We need to find the $$6^{th}$$ derivative of $$f(x) = \ln(1+x)$$. Let's calculate the derivatives step-by-step:

$$f^{(0)}(x) = f(x) = \ln(1+x)$$

$$f^{(1)}(x) = f'(x) = \frac{1}{1+x} = (1+x)^{-1}$$

$$f^{(2)}(x) = f''(x) = -1 \cdot (1+x)^{-2}$$

$$f^{(3)}(x) = f'''(x) = (-1) \cdot (-2) \cdot (1+x)^{-3} = 2 \cdot (1+x)^{-3}$$

$$f^{(4)}(x) = 2 \cdot (-3) \cdot (1+x)^{-4} = -6 \cdot (1+x)^{-4}$$

$$f^{(5)}(x) = -6 \cdot (-4) \cdot (1+x)^{-5} = 24 \cdot (1+x)^{-5}$$

$$f^{(6)}(x) = 24 \cdot (-5) \cdot (1+x)^{-6} = -120 \cdot (1+x)^{-6}$$

Now, we evaluate the $$6^{th}$$ derivative at $$c$$:

$$f^{(6)}(c) = -120 \cdot (1+c)^{-6} = \frac{-120}{(1+c)^6}$$

**step4 Substitute into the Remainder Formula**

Finally, substitute the values we found into the Lagrange form of the remainder formula. We have $$n=5$$, so we need $$(n+1)! = 6!$$ and $$(x-a)^{n+1} = (x-0)^6 = x^6$$.

$$R_n(x) = \frac{f^{(n+1)}(c)}{(n+1)!}(x-a)^{n+1}$$

Substitute $$n=5$$, $$a=0$$, and $$f^{(6)}(c) = \frac{-120}{(1+c)^6}$$. Remember that $$6! = 6 \times 5 \times 4 \times 3 \times 2 \times 1 = 720$$.

$$R_5(x) = \frac{\frac{-120}{(1+c)^6}}{6!}x^6$$

$$R_5(x) = \frac{-120}{(1+c)^6 \cdot 720}x^6$$

Simplify the fraction $$\frac{-120}{720}$$. Both numbers are divisible by 120 ($$120 \times 1 = 120$$, $$120 \times 6 = 720$$).

$$R_5(x) = -\frac{1}{6} \frac{x^6}{(1+c)^6}$$

This is the Lagrange form of the remainder, where $$c$$ is some value between $$0$$ and $$x$$.

Alternative answer

Answer: $R_5(x) = -\frac{x^6}{6(1+c)^6}$, where $c$ is a value between $0$ and $x$. Explain
This is a question about Taylor series remainder (specifically, the Lagrange form) . The solving step is:

Hey friend! We're trying to figure out the "leftover part" or "error" when we try to approximate the function $f(x) = \ln(1+x)$ using its Taylor series up to the 5th power of $x$. This "leftover part" is what we call the Lagrange remainder.

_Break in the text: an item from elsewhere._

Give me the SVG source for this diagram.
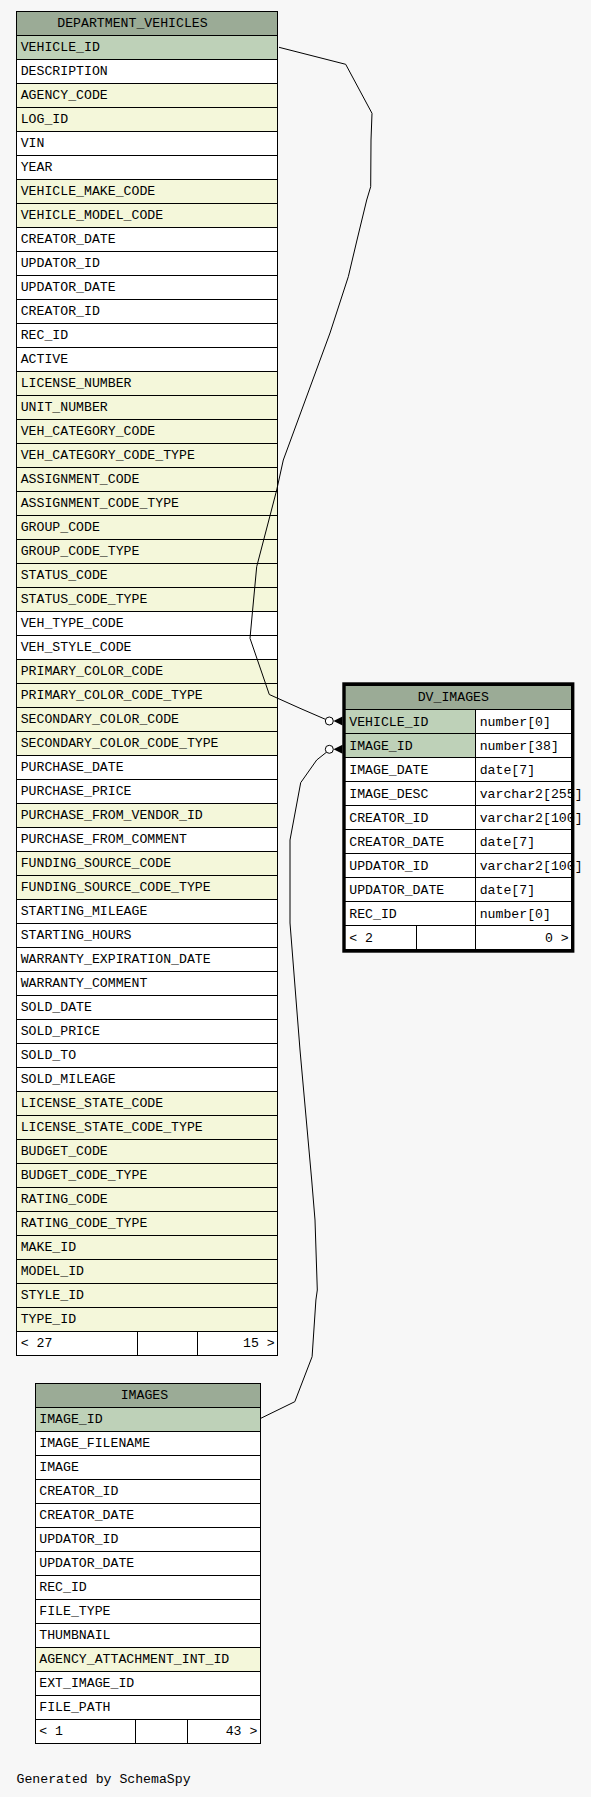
<svg xmlns="http://www.w3.org/2000/svg" width="591" height="1797" viewBox="0 0 591 1797">
<style>
text{font-family:"Liberation Mono","DejaVu Sans Mono",monospace;font-size:13.2px;fill:#000}
.h{fill:#9bab96;stroke:#000;stroke-width:1}
.p{fill:#bed1b8;stroke:#000;stroke-width:1}
.y{fill:#f4f7da;stroke:#000;stroke-width:1}
.w{fill:#ffffff;stroke:#000;stroke-width:1}
.e{fill:none;stroke:#000;stroke-width:1}
.c{fill:#ffffff;stroke:#000;stroke-width:1}
</style>
<rect x="0" y="0" width="591" height="1797" fill="#f7f7f7"/>
<g id="DEPARTMENT_VEHICLES">
<rect class="h" x="16.5" y="11.5" width="261" height="24"/>
<text x="57.3" y="26.7">DEPARTMENT_VEHICLES</text>
<rect class="p" x="16.5" y="35.5" width="261" height="24"/><text x="20.7" y="50.7">VEHICLE_ID</text>
<rect class="w" x="16.5" y="59.5" width="261" height="24"/><text x="20.7" y="74.7">DESCRIPTION</text>
<rect class="y" x="16.5" y="83.5" width="261" height="24"/><text x="20.7" y="98.7">AGENCY_CODE</text>
<rect class="y" x="16.5" y="107.5" width="261" height="24"/><text x="20.7" y="122.7">LOG_ID</text>
<rect class="w" x="16.5" y="131.5" width="261" height="24"/><text x="20.7" y="146.7">VIN</text>
<rect class="w" x="16.5" y="155.5" width="261" height="24"/><text x="20.7" y="170.7">YEAR</text>
<rect class="y" x="16.5" y="179.5" width="261" height="24"/><text x="20.7" y="194.7">VEHICLE_MAKE_CODE</text>
<rect class="y" x="16.5" y="203.5" width="261" height="24"/><text x="20.7" y="218.7">VEHICLE_MODEL_CODE</text>
<rect class="w" x="16.5" y="227.5" width="261" height="24"/><text x="20.7" y="242.7">CREATOR_DATE</text>
<rect class="w" x="16.5" y="251.5" width="261" height="24"/><text x="20.7" y="266.7">UPDATOR_ID</text>
<rect class="w" x="16.5" y="275.5" width="261" height="24"/><text x="20.7" y="290.7">UPDATOR_DATE</text>
<rect class="w" x="16.5" y="299.5" width="261" height="24"/><text x="20.7" y="314.7">CREATOR_ID</text>
<rect class="w" x="16.5" y="323.5" width="261" height="24"/><text x="20.7" y="338.7">REC_ID</text>
<rect class="w" x="16.5" y="347.5" width="261" height="24"/><text x="20.7" y="362.7">ACTIVE</text>
<rect class="y" x="16.5" y="371.5" width="261" height="24"/><text x="20.7" y="386.7">LICENSE_NUMBER</text>
<rect class="y" x="16.5" y="395.5" width="261" height="24"/><text x="20.7" y="410.7">UNIT_NUMBER</text>
<rect class="y" x="16.5" y="419.5" width="261" height="24"/><text x="20.7" y="434.7">VEH_CATEGORY_CODE</text>
<rect class="y" x="16.5" y="443.5" width="261" height="24"/><text x="20.7" y="458.7">VEH_CATEGORY_CODE_TYPE</text>
<rect class="y" x="16.5" y="467.5" width="261" height="24"/><text x="20.7" y="482.7">ASSIGNMENT_CODE</text>
<rect class="y" x="16.5" y="491.5" width="261" height="24"/><text x="20.7" y="506.7">ASSIGNMENT_CODE_TYPE</text>
<rect class="y" x="16.5" y="515.5" width="261" height="24"/><text x="20.7" y="530.7">GROUP_CODE</text>
<rect class="y" x="16.5" y="539.5" width="261" height="24"/><text x="20.7" y="554.7">GROUP_CODE_TYPE</text>
<rect class="y" x="16.5" y="563.5" width="261" height="24"/><text x="20.7" y="578.7">STATUS_CODE</text>
<rect class="y" x="16.5" y="587.5" width="261" height="24"/><text x="20.7" y="602.7">STATUS_CODE_TYPE</text>
<rect class="w" x="16.5" y="611.5" width="261" height="24"/><text x="20.7" y="626.7">VEH_TYPE_CODE</text>
<rect class="w" x="16.5" y="635.5" width="261" height="24"/><text x="20.7" y="650.7">VEH_STYLE_CODE</text>
<rect class="y" x="16.5" y="659.5" width="261" height="24"/><text x="20.7" y="674.7">PRIMARY_COLOR_CODE</text>
<rect class="y" x="16.5" y="683.5" width="261" height="24"/><text x="20.7" y="698.7">PRIMARY_COLOR_CODE_TYPE</text>
<rect class="y" x="16.5" y="707.5" width="261" height="24"/><text x="20.7" y="722.7">SECONDARY_COLOR_CODE</text>
<rect class="y" x="16.5" y="731.5" width="261" height="24"/><text x="20.7" y="746.7">SECONDARY_COLOR_CODE_TYPE</text>
<rect class="w" x="16.5" y="755.5" width="261" height="24"/><text x="20.7" y="770.7">PURCHASE_DATE</text>
<rect class="w" x="16.5" y="779.5" width="261" height="24"/><text x="20.7" y="794.7">PURCHASE_PRICE</text>
<rect class="y" x="16.5" y="803.5" width="261" height="24"/><text x="20.7" y="818.7">PURCHASE_FROM_VENDOR_ID</text>
<rect class="w" x="16.5" y="827.5" width="261" height="24"/><text x="20.7" y="842.7">PURCHASE_FROM_COMMENT</text>
<rect class="y" x="16.5" y="851.5" width="261" height="24"/><text x="20.7" y="866.7">FUNDING_SOURCE_CODE</text>
<rect class="y" x="16.5" y="875.5" width="261" height="24"/><text x="20.7" y="890.7">FUNDING_SOURCE_CODE_TYPE</text>
<rect class="w" x="16.5" y="899.5" width="261" height="24"/><text x="20.7" y="914.7">STARTING_MILEAGE</text>
<rect class="w" x="16.5" y="923.5" width="261" height="24"/><text x="20.7" y="938.7">STARTING_HOURS</text>
<rect class="w" x="16.5" y="947.5" width="261" height="24"/><text x="20.7" y="962.7">WARRANTY_EXPIRATION_DATE</text>
<rect class="w" x="16.5" y="971.5" width="261" height="24"/><text x="20.7" y="986.7">WARRANTY_COMMENT</text>
<rect class="w" x="16.5" y="995.5" width="261" height="24"/><text x="20.7" y="1010.7">SOLD_DATE</text>
<rect class="w" x="16.5" y="1019.5" width="261" height="24"/><text x="20.7" y="1034.7">SOLD_PRICE</text>
<rect class="w" x="16.5" y="1043.5" width="261" height="24"/><text x="20.7" y="1058.7">SOLD_TO</text>
<rect class="w" x="16.5" y="1067.5" width="261" height="24"/><text x="20.7" y="1082.7">SOLD_MILEAGE</text>
<rect class="y" x="16.5" y="1091.5" width="261" height="24"/><text x="20.7" y="1106.7">LICENSE_STATE_CODE</text>
<rect class="y" x="16.5" y="1115.5" width="261" height="24"/><text x="20.7" y="1130.7">LICENSE_STATE_CODE_TYPE</text>
<rect class="y" x="16.5" y="1139.5" width="261" height="24"/><text x="20.7" y="1154.7">BUDGET_CODE</text>
<rect class="y" x="16.5" y="1163.5" width="261" height="24"/><text x="20.7" y="1178.7">BUDGET_CODE_TYPE</text>
<rect class="y" x="16.5" y="1187.5" width="261" height="24"/><text x="20.7" y="1202.7">RATING_CODE</text>
<rect class="y" x="16.5" y="1211.5" width="261" height="24"/><text x="20.7" y="1226.7">RATING_CODE_TYPE</text>
<rect class="y" x="16.5" y="1235.5" width="261" height="24"/><text x="20.7" y="1250.7">MAKE_ID</text>
<rect class="y" x="16.5" y="1259.5" width="261" height="24"/><text x="20.7" y="1274.7">MODEL_ID</text>
<rect class="y" x="16.5" y="1283.5" width="261" height="24"/><text x="20.7" y="1298.7">STYLE_ID</text>
<rect class="y" x="16.5" y="1307.5" width="261" height="24"/><text x="20.7" y="1322.7">TYPE_ID</text>
<rect class="w" x="16.5" y="1331.5" width="121" height="24"/>
<rect class="w" x="137.5" y="1331.5" width="60" height="24"/>
<rect class="w" x="197.5" y="1331.5" width="80" height="24"/>
<text x="20.7" y="1346.7">&lt; 27</text>
<text x="274.7" y="1346.7" text-anchor="end">15 &gt;</text>
</g>
<g id="DV_IMAGES">
<rect x="344" y="684" width="228.7" height="267" fill="#ffffff"/>
<rect class="h" x="344" y="685.5" width="228.7" height="24"/>
<text x="417.7" y="700.7">DV_IMAGES</text>
<rect class="p" x="344" y="709.5" width="131.5" height="24"/><rect class="w" x="475.5" y="709.5" width="97" height="24"/>
<text x="349.3" y="725.9">VEHICLE_ID</text><text x="479.7" y="725.9">number[0]</text>
<rect class="p" x="344" y="733.5" width="131.5" height="24"/><rect class="w" x="475.5" y="733.5" width="97" height="24"/>
<text x="349.3" y="749.9">IMAGE_ID</text><text x="479.7" y="749.9">number[38]</text>
<rect class="w" x="344" y="757.5" width="131.5" height="24"/><rect class="w" x="475.5" y="757.5" width="97" height="24"/>
<text x="349.3" y="773.9">IMAGE_DATE</text><text x="479.7" y="773.9">date[7]</text>
<rect class="w" x="344" y="781.5" width="131.5" height="24"/><rect class="w" x="475.5" y="781.5" width="97" height="24"/>
<text x="349.3" y="797.9">IMAGE_DESC</text><text x="479.7" y="797.9">varchar2[255]</text>
<rect class="w" x="344" y="805.5" width="131.5" height="24"/><rect class="w" x="475.5" y="805.5" width="97" height="24"/>
<text x="349.3" y="821.9">CREATOR_ID</text><text x="479.7" y="821.9">varchar2[100]</text>
<rect class="w" x="344" y="829.5" width="131.5" height="24"/><rect class="w" x="475.5" y="829.5" width="97" height="24"/>
<text x="349.3" y="845.9">CREATOR_DATE</text><text x="479.7" y="845.9">date[7]</text>
<rect class="w" x="344" y="853.5" width="131.5" height="24"/><rect class="w" x="475.5" y="853.5" width="97" height="24"/>
<text x="349.3" y="869.9">UPDATOR_ID</text><text x="479.7" y="869.9">varchar2[100]</text>
<rect class="w" x="344" y="877.5" width="131.5" height="24"/><rect class="w" x="475.5" y="877.5" width="97" height="24"/>
<text x="349.3" y="893.9">UPDATOR_DATE</text><text x="479.7" y="893.9">date[7]</text>
<rect class="w" x="344" y="901.5" width="131.5" height="24"/><rect class="w" x="475.5" y="901.5" width="97" height="24"/>
<text x="349.3" y="917.9">REC_ID</text><text x="479.7" y="917.9">number[0]</text>
<rect class="w" x="344" y="925.5" width="72.5" height="24"/>
<rect class="w" x="416.5" y="925.5" width="59" height="24"/>
<rect class="w" x="475.5" y="925.5" width="97" height="24"/>
<text x="349.3" y="941.9">&lt; 2</text>
<text x="568.7" y="941.9" text-anchor="end">0 &gt;</text>
<rect x="344" y="684" width="228.7" height="267" fill="none" stroke="#000" stroke-width="3.4"/>
</g>
<g id="IMAGES">
<rect class="h" x="35.5" y="1383.5" width="225" height="24"/>
<text x="120.7" y="1399">IMAGES</text>
<rect class="p" x="35.5" y="1407.5" width="225" height="24"/><text x="39.3" y="1423.1">IMAGE_ID</text>
<rect class="w" x="35.5" y="1431.5" width="225" height="24"/><text x="39.3" y="1447.1">IMAGE_FILENAME</text>
<rect class="w" x="35.5" y="1455.5" width="225" height="24"/><text x="39.3" y="1471.1">IMAGE</text>
<rect class="w" x="35.5" y="1479.5" width="225" height="24"/><text x="39.3" y="1495.1">CREATOR_ID</text>
<rect class="w" x="35.5" y="1503.5" width="225" height="24"/><text x="39.3" y="1519.1">CREATOR_DATE</text>
<rect class="w" x="35.5" y="1527.5" width="225" height="24"/><text x="39.3" y="1543.1">UPDATOR_ID</text>
<rect class="w" x="35.5" y="1551.5" width="225" height="24"/><text x="39.3" y="1567.1">UPDATOR_DATE</text>
<rect class="w" x="35.5" y="1575.5" width="225" height="24"/><text x="39.3" y="1591.1">REC_ID</text>
<rect class="w" x="35.5" y="1599.5" width="225" height="24"/><text x="39.3" y="1615.1">FILE_TYPE</text>
<rect class="w" x="35.5" y="1623.5" width="225" height="24"/><text x="39.3" y="1639.1">THUMBNAIL</text>
<rect class="y" x="35.5" y="1647.5" width="225" height="24"/><text x="39.3" y="1663.1">AGENCY_ATTACHMENT_INT_ID</text>
<rect class="w" x="35.5" y="1671.5" width="225" height="24"/><text x="39.3" y="1687.1">EXT_IMAGE_ID</text>
<rect class="w" x="35.5" y="1695.5" width="225" height="24"/><text x="39.3" y="1711.1">FILE_PATH</text>
<rect class="w" x="35.5" y="1719.5" width="100" height="24"/>
<rect class="w" x="135.5" y="1719.5" width="52" height="24"/>
<rect class="w" x="187.5" y="1719.5" width="73" height="24"/>
<text x="39.3" y="1735.1">&lt; 1</text>
<text x="257.3" y="1735.1" text-anchor="end">43 &gt;</text>
</g>
<g id="connectors">
<polyline class="e" points="279,47.3 345.7,64.3 372,113.3 371,140 370.7,186.7 366.7,200 357,240 348.3,276.7 330,333 283.3,460 276.7,490 256.7,566.7 251.7,620 250,638.3 269.3,694.5 300,708.3 325.6,719.4"/>
<circle class="c" cx="329.3" cy="721" r="4"/>
<polygon points="333.5,721 342.5,716.5 342.5,725.5" fill="#000"/>
<polyline class="e" points="326.5,752.2 316.7,760 300.7,782.7 290,840 290,923 300,1050 311.7,1180 315,1220 317.3,1290 315.9,1300 312.1,1356.7 294.8,1401.7 260.8,1418.3"/>
<circle class="c" cx="329.3" cy="749.3" r="4"/>
<polygon points="333.5,749.3 342.5,744.8 342.5,753.8" fill="#000"/>
</g>
<text x="16.5" y="1783.3">Generated by SchemaSpy</text>
</svg>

1. **Remembering the Formula**: The Lagrange remainder, $R_n(x)$, has a special formula that helps us find this error:
$R_n(x) = \frac{f^{(n+1)}(c)}{(n+1)!} x^{n+1}$
* In our problem, $n=5$, so we're looking for $R_5(x)$. This means we'll need to find the $(5+1)$, which is the 6th derivative of our function. We'll also need the factorial of 6, and $x$ raised to the power of 6.
* The 'c' in the formula is just a special mystery number that's somewhere between $0$ and $x$.

2. **Finding the Derivatives**: Let's take the derivatives of $f(x) = \ln(1+x)$ one by one until we get to the 6th one:
* $f(x) = \ln(1+x)$
* $f'(x) = \frac{1}{1+x} = (1+x)^{-1}$
* $f''(x) = -1 \cdot (1+x)^{-2}$
* $f'''(x) = (-1)(-2) \cdot (1+x)^{-3} = 2 \cdot (1+x)^{-3}$
* $f^{(4)}(x) = 2(-3) \cdot (1+x)^{-4} = -6 \cdot (1+x)^{-4}$
* $f^{(5)}(x) = -6(-4) \cdot (1+x)^{-5} = 24 \cdot (1+x)^{-5}$
* $f^{(6)}(x) = 24(-5) \cdot (1+x)^{-6} = -120 \cdot (1+x)^{-6}$
So, our 6th derivative is $-120(1+x)^{-6}$.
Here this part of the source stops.